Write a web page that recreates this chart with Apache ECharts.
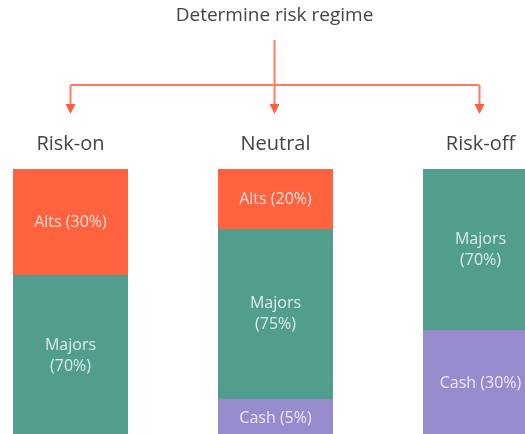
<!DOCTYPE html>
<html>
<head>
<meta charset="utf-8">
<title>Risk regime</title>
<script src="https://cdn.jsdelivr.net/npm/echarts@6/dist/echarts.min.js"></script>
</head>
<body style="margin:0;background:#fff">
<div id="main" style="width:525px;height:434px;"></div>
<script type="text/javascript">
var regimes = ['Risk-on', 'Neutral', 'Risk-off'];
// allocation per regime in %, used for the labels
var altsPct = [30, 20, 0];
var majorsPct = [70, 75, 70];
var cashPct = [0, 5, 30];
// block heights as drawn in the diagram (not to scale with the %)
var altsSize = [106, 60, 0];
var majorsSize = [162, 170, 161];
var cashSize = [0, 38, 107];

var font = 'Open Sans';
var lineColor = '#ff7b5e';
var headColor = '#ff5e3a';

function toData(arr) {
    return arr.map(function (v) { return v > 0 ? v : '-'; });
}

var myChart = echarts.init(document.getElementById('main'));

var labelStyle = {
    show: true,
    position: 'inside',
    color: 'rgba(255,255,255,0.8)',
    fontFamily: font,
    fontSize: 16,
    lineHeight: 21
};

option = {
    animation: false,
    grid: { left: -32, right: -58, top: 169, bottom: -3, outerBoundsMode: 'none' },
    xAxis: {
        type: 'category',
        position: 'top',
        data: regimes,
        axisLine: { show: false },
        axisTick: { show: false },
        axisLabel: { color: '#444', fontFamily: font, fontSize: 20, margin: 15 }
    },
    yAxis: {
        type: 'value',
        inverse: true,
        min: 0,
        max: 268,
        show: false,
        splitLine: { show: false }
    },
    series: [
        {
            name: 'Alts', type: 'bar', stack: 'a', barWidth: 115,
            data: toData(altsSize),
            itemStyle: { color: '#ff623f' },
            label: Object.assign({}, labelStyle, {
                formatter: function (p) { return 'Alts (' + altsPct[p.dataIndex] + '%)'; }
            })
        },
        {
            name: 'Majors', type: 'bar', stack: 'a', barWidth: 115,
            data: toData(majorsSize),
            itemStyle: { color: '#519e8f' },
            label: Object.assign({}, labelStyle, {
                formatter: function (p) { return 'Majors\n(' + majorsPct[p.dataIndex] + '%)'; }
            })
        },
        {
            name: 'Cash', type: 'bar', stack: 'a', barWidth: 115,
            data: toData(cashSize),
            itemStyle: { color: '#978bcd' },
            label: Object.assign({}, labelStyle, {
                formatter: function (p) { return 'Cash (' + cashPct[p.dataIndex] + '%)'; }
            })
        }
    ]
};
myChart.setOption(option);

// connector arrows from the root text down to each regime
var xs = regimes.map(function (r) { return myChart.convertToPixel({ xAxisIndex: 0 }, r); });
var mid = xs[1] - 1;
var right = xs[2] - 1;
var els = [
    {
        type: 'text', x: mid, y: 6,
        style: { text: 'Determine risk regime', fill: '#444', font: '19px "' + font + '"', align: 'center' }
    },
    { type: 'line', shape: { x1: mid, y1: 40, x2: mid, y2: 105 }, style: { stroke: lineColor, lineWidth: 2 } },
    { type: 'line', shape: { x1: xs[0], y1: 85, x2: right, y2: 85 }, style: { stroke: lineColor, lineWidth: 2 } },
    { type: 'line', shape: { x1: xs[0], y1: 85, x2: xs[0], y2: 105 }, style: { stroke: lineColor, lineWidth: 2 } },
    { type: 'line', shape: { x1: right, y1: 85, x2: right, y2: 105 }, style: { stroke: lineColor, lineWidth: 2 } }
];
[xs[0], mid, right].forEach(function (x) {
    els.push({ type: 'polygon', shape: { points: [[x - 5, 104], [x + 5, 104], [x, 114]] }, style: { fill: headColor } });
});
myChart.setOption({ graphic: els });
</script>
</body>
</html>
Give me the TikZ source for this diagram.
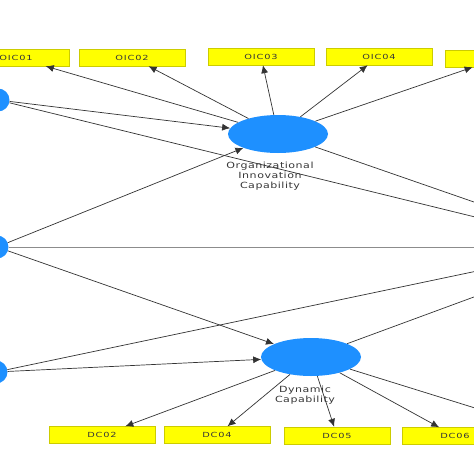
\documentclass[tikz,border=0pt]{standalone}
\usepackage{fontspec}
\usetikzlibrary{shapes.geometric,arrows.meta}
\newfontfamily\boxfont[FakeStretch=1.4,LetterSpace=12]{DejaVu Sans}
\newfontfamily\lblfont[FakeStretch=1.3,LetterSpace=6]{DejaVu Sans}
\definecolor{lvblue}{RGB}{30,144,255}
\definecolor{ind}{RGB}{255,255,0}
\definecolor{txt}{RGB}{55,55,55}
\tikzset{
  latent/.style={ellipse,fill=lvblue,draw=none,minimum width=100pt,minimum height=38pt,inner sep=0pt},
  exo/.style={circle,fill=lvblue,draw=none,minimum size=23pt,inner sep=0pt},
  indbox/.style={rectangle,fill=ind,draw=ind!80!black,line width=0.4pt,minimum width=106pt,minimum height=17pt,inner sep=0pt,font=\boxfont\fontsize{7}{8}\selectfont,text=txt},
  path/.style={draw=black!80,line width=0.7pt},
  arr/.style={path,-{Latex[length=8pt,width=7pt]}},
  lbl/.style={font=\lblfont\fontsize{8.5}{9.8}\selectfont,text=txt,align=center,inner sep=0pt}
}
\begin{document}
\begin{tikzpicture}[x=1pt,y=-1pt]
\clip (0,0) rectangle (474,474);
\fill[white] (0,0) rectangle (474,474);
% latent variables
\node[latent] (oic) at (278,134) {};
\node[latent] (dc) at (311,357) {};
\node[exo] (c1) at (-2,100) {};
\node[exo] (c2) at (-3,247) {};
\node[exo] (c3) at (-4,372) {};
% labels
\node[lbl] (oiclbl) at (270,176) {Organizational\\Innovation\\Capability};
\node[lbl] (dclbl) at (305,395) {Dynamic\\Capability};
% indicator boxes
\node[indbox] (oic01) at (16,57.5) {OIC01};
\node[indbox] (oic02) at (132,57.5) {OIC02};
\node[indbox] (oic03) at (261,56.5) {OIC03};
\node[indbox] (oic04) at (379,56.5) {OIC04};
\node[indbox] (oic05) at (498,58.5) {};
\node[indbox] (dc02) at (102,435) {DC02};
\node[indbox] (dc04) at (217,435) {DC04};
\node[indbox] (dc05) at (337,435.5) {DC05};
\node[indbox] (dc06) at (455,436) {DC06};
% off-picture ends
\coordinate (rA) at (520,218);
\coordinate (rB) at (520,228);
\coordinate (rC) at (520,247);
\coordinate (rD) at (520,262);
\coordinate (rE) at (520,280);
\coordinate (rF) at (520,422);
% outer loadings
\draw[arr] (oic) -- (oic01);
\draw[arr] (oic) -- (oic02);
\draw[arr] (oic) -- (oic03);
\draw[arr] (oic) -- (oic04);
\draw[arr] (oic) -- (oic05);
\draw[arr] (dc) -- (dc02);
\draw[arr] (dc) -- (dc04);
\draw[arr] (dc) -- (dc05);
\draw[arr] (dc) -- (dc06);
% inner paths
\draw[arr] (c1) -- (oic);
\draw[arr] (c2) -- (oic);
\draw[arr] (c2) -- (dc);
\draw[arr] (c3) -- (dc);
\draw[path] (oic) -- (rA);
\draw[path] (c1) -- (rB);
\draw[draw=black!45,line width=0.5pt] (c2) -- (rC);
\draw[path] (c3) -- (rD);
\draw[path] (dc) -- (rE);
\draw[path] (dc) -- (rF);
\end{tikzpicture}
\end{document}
______
= What is required =
Each line in the data that holds the string "this" should be found and copied.

= Written answer =
Write a web page that recreates this chart with Apache ECharts.
Give me the TikZ source for this diagram.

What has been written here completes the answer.